### Problem description
From the entries below, print exactly the span beginning with the line holding "Recreate this image as a LaTeX" and ending with the line holding "-- (491,767.5) ;", endpoints included, and skip any pictures.

Start Records for processing

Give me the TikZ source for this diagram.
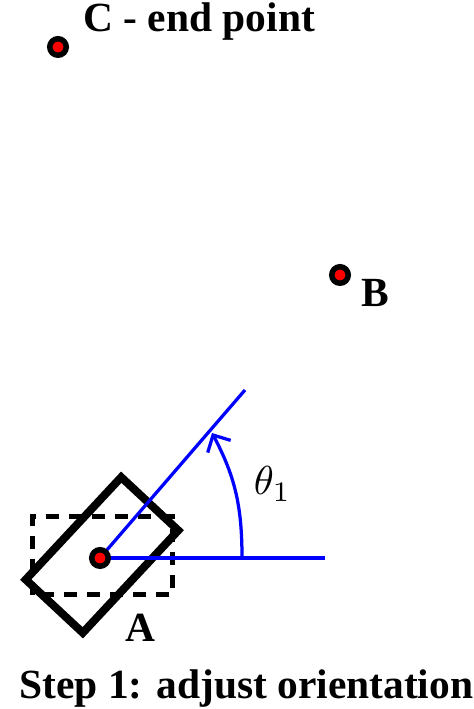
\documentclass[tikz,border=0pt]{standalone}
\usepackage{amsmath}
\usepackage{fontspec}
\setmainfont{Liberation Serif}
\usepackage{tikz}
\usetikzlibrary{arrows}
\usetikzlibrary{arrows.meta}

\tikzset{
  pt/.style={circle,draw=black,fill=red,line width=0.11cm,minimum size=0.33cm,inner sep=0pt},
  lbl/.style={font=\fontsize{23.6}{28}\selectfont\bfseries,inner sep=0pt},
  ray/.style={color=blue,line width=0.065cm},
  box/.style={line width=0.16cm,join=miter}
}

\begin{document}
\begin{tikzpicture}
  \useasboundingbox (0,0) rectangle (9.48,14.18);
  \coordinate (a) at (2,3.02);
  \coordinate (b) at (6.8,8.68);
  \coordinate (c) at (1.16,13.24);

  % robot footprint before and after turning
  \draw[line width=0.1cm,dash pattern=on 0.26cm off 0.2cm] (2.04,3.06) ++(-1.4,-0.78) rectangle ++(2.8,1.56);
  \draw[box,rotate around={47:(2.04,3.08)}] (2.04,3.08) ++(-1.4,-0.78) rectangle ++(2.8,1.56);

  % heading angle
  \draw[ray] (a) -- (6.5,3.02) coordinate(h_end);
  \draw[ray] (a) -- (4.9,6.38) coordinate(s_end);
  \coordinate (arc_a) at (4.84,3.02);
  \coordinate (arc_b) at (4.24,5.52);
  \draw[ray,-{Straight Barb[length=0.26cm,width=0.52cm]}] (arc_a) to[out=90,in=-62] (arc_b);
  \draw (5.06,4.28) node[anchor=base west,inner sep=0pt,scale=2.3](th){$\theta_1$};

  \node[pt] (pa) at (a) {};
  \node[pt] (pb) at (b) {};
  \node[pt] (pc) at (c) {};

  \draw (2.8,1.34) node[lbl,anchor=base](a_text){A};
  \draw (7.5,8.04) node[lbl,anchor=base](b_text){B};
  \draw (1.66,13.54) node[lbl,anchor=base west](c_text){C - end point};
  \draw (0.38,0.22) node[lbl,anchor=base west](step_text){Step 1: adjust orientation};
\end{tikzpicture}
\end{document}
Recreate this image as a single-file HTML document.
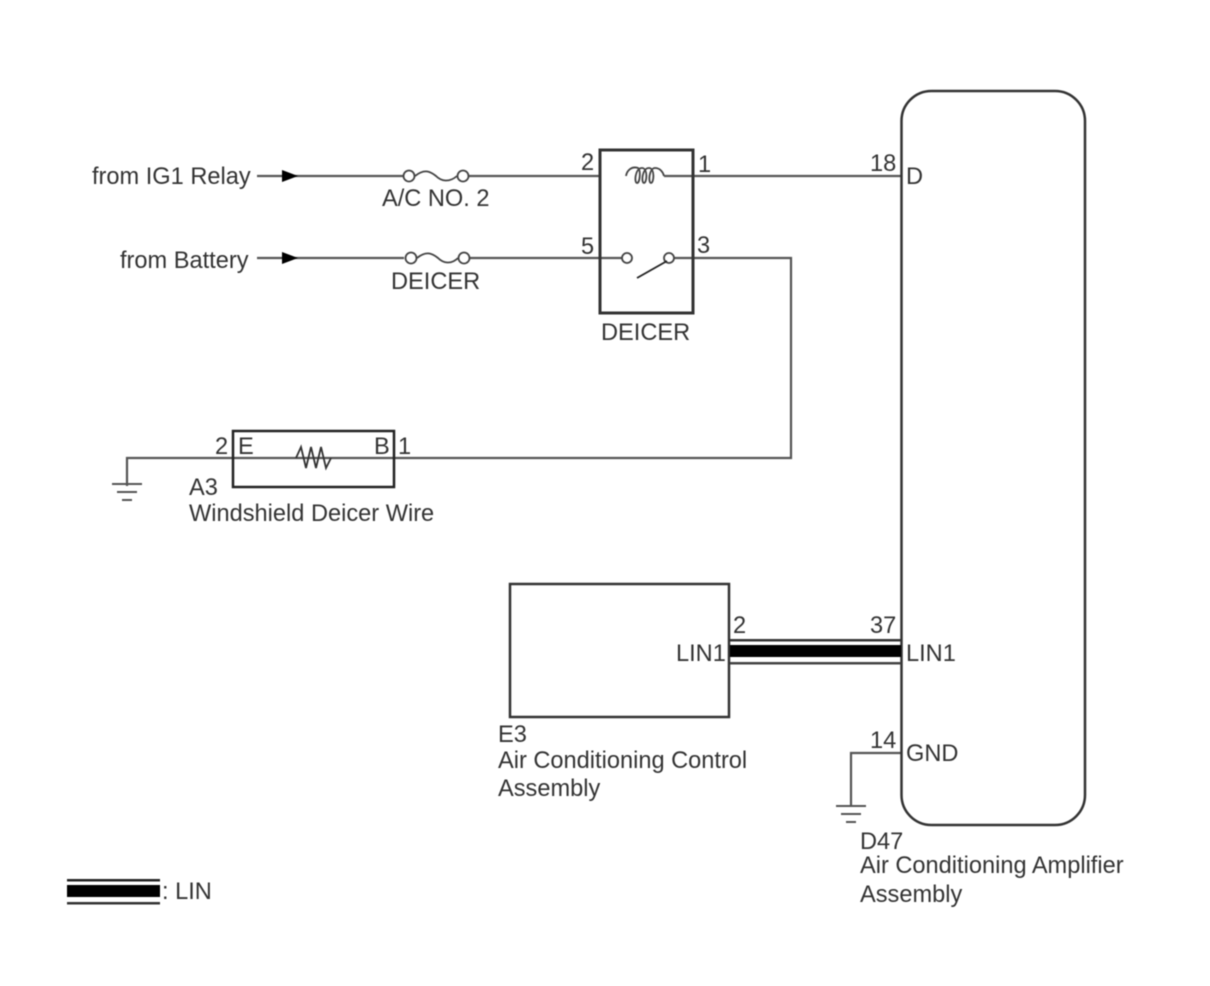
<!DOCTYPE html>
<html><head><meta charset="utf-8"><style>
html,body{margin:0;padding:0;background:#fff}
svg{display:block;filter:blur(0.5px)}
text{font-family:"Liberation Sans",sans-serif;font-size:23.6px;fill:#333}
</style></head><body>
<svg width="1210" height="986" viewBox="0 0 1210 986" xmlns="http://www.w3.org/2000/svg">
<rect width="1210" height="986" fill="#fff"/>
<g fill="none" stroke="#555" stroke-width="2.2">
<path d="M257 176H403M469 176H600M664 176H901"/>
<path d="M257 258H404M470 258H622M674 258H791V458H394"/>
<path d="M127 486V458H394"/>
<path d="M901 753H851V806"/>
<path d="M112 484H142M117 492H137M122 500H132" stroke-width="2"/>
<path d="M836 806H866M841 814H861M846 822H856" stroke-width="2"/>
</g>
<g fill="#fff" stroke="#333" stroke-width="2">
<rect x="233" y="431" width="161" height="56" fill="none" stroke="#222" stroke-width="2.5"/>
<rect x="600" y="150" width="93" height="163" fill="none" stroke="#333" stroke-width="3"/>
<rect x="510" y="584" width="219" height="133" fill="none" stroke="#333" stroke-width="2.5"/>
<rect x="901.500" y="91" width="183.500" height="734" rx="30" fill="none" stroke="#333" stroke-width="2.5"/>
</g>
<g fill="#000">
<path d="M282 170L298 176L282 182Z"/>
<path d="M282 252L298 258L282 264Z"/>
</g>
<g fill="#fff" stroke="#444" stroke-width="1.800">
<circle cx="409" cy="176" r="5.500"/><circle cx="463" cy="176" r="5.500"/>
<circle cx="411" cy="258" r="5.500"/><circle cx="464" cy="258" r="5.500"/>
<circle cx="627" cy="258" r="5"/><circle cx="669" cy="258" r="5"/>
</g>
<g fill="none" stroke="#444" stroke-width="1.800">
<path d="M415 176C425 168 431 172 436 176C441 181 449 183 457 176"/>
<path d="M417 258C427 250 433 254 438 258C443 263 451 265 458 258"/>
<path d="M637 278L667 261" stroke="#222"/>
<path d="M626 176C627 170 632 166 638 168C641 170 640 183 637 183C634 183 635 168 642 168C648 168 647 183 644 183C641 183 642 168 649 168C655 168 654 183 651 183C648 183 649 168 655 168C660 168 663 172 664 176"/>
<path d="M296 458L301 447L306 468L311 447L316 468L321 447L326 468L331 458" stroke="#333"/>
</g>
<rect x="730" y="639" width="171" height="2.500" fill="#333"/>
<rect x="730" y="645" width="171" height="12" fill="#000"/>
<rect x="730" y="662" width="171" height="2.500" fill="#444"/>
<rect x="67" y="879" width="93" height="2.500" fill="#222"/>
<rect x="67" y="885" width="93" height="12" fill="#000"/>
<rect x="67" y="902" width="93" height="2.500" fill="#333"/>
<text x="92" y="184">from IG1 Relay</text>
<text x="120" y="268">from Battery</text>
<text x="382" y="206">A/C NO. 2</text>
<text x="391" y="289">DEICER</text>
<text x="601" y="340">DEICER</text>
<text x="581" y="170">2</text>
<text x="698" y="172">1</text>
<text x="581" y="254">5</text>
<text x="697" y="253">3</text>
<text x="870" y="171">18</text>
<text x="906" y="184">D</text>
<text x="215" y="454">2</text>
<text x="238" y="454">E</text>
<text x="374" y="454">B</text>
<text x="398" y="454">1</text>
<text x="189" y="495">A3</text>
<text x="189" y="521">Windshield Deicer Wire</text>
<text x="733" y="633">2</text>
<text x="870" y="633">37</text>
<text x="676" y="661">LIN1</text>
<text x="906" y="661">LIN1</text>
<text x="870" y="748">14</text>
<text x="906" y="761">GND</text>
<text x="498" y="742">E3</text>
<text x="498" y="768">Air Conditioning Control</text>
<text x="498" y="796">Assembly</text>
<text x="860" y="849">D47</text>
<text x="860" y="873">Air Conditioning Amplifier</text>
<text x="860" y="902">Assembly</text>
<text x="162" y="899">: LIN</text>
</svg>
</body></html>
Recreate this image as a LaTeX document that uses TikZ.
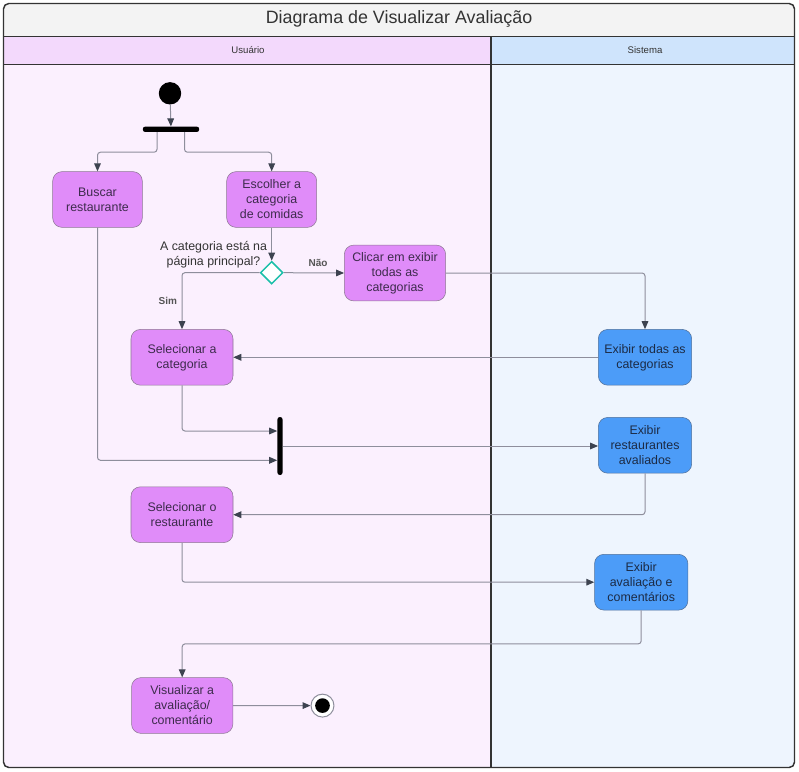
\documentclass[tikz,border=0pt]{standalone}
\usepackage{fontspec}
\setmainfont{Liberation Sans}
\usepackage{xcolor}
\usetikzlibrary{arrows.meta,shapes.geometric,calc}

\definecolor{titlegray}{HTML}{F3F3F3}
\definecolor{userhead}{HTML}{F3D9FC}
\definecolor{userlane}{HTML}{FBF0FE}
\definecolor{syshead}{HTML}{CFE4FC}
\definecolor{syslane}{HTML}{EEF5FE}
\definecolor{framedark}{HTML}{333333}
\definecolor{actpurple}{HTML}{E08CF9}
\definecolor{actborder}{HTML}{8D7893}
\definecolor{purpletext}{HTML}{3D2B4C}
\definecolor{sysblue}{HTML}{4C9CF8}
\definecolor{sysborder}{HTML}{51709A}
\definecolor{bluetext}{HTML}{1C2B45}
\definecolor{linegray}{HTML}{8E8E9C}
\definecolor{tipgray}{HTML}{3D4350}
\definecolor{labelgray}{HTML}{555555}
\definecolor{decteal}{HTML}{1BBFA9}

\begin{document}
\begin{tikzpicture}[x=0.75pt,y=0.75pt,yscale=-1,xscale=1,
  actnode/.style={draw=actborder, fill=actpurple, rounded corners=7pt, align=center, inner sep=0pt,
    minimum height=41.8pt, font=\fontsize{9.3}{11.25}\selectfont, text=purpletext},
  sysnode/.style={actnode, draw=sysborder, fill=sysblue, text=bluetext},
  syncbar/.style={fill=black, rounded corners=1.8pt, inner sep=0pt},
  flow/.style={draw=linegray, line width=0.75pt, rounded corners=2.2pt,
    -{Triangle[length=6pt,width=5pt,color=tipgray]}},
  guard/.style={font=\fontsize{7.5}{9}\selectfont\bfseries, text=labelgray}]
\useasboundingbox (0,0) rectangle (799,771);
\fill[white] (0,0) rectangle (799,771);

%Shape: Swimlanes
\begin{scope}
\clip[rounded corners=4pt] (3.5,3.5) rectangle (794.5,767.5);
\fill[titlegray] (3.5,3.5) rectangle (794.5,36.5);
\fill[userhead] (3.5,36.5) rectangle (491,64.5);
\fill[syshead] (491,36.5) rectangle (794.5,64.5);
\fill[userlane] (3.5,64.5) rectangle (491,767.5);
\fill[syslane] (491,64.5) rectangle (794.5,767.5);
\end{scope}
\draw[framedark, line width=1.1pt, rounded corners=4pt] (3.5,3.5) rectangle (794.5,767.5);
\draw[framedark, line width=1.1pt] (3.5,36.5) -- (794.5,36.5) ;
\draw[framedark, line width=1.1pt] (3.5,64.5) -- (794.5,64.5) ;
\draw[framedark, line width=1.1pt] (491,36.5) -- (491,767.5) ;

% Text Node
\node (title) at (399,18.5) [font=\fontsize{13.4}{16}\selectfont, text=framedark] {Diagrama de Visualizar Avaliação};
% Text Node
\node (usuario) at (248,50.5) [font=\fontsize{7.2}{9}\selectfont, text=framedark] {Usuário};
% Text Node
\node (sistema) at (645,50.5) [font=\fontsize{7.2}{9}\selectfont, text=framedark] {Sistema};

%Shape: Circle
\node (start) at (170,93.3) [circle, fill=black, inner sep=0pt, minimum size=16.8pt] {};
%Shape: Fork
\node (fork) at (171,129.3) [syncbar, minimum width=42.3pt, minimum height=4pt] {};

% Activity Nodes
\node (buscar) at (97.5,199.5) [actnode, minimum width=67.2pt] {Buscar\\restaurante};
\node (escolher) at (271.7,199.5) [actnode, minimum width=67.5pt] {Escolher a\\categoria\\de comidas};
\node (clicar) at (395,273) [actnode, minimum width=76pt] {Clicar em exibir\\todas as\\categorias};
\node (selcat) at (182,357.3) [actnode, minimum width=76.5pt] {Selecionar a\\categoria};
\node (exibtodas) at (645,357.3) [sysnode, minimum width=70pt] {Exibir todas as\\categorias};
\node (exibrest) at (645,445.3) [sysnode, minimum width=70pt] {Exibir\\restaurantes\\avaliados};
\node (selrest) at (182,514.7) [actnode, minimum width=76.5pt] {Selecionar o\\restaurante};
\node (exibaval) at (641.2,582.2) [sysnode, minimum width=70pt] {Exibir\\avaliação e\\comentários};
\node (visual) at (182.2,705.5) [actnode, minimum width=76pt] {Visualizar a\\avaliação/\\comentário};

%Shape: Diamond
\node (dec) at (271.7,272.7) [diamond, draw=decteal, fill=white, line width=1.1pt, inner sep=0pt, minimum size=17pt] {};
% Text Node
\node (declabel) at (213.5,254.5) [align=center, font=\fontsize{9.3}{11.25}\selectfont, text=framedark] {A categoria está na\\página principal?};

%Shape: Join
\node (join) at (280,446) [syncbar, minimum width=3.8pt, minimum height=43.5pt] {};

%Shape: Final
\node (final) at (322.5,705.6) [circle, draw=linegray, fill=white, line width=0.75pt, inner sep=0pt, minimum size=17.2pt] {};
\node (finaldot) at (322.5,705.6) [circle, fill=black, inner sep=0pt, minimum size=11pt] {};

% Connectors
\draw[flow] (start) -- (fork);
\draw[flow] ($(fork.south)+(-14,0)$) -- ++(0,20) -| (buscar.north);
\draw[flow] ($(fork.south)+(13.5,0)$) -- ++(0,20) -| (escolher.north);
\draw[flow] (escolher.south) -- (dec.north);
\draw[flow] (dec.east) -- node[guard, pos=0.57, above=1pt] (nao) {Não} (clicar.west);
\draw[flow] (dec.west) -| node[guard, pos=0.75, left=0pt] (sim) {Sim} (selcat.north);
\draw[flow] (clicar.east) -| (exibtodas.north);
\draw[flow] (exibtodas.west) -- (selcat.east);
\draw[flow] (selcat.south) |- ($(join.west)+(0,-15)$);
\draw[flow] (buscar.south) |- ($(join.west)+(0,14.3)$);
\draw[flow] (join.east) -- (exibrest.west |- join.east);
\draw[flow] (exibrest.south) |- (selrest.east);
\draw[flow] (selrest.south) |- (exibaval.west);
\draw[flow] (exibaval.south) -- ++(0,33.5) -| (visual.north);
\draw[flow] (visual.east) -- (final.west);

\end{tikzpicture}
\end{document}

End Records for processing

### Response below
Recreate this image as a LaTeX document that uses TikZ.
\documentclass[tikz,border=0pt]{standalone}
\usepackage{fontspec}
\setmainfont{Liberation Sans}
\usepackage{xcolor}
\usetikzlibrary{arrows.meta,shapes.geometric,calc}

\definecolor{titlegray}{HTML}{F3F3F3}
\definecolor{userhead}{HTML}{F3D9FC}
\definecolor{userlane}{HTML}{FBF0FE}
\definecolor{syshead}{HTML}{CFE4FC}
\definecolor{syslane}{HTML}{EEF5FE}
\definecolor{framedark}{HTML}{333333}
\definecolor{actpurple}{HTML}{E08CF9}
\definecolor{actborder}{HTML}{8D7893}
\definecolor{purpletext}{HTML}{3D2B4C}
\definecolor{sysblue}{HTML}{4C9CF8}
\definecolor{sysborder}{HTML}{51709A}
\definecolor{bluetext}{HTML}{1C2B45}
\definecolor{linegray}{HTML}{8E8E9C}
\definecolor{tipgray}{HTML}{3D4350}
\definecolor{labelgray}{HTML}{555555}
\definecolor{decteal}{HTML}{1BBFA9}

\begin{document}
\begin{tikzpicture}[x=0.75pt,y=0.75pt,yscale=-1,xscale=1,
  actnode/.style={draw=actborder, fill=actpurple, rounded corners=7pt, align=center, inner sep=0pt,
    minimum height=41.8pt, font=\fontsize{9.3}{11.25}\selectfont, text=purpletext},
  sysnode/.style={actnode, draw=sysborder, fill=sysblue, text=bluetext},
  syncbar/.style={fill=black, rounded corners=1.8pt, inner sep=0pt},
  flow/.style={draw=linegray, line width=0.75pt, rounded corners=2.2pt,
    -{Triangle[length=6pt,width=5pt,color=tipgray]}},
  guard/.style={font=\fontsize{7.5}{9}\selectfont\bfseries, text=labelgray}]
\useasboundingbox (0,0) rectangle (799,771);
\fill[white] (0,0) rectangle (799,771);

%Shape: Swimlanes
\begin{scope}
\clip[rounded corners=4pt] (3.5,3.5) rectangle (794.5,767.5);
\fill[titlegray] (3.5,3.5) rectangle (794.5,36.5);
\fill[userhead] (3.5,36.5) rectangle (491,64.5);
\fill[syshead] (491,36.5) rectangle (794.5,64.5);
\fill[userlane] (3.5,64.5) rectangle (491,767.5);
\fill[syslane] (491,64.5) rectangle (794.5,767.5);
\end{scope}
\draw[framedark, line width=1.1pt, rounded corners=4pt] (3.5,3.5) rectangle (794.5,767.5);
\draw[framedark, line width=1.1pt] (3.5,36.5) -- (794.5,36.5) ;
\draw[framedark, line width=1.1pt] (3.5,64.5) -- (794.5,64.5) ;
\draw[framedark, line width=1.1pt] (491,36.5) -- (491,767.5) ;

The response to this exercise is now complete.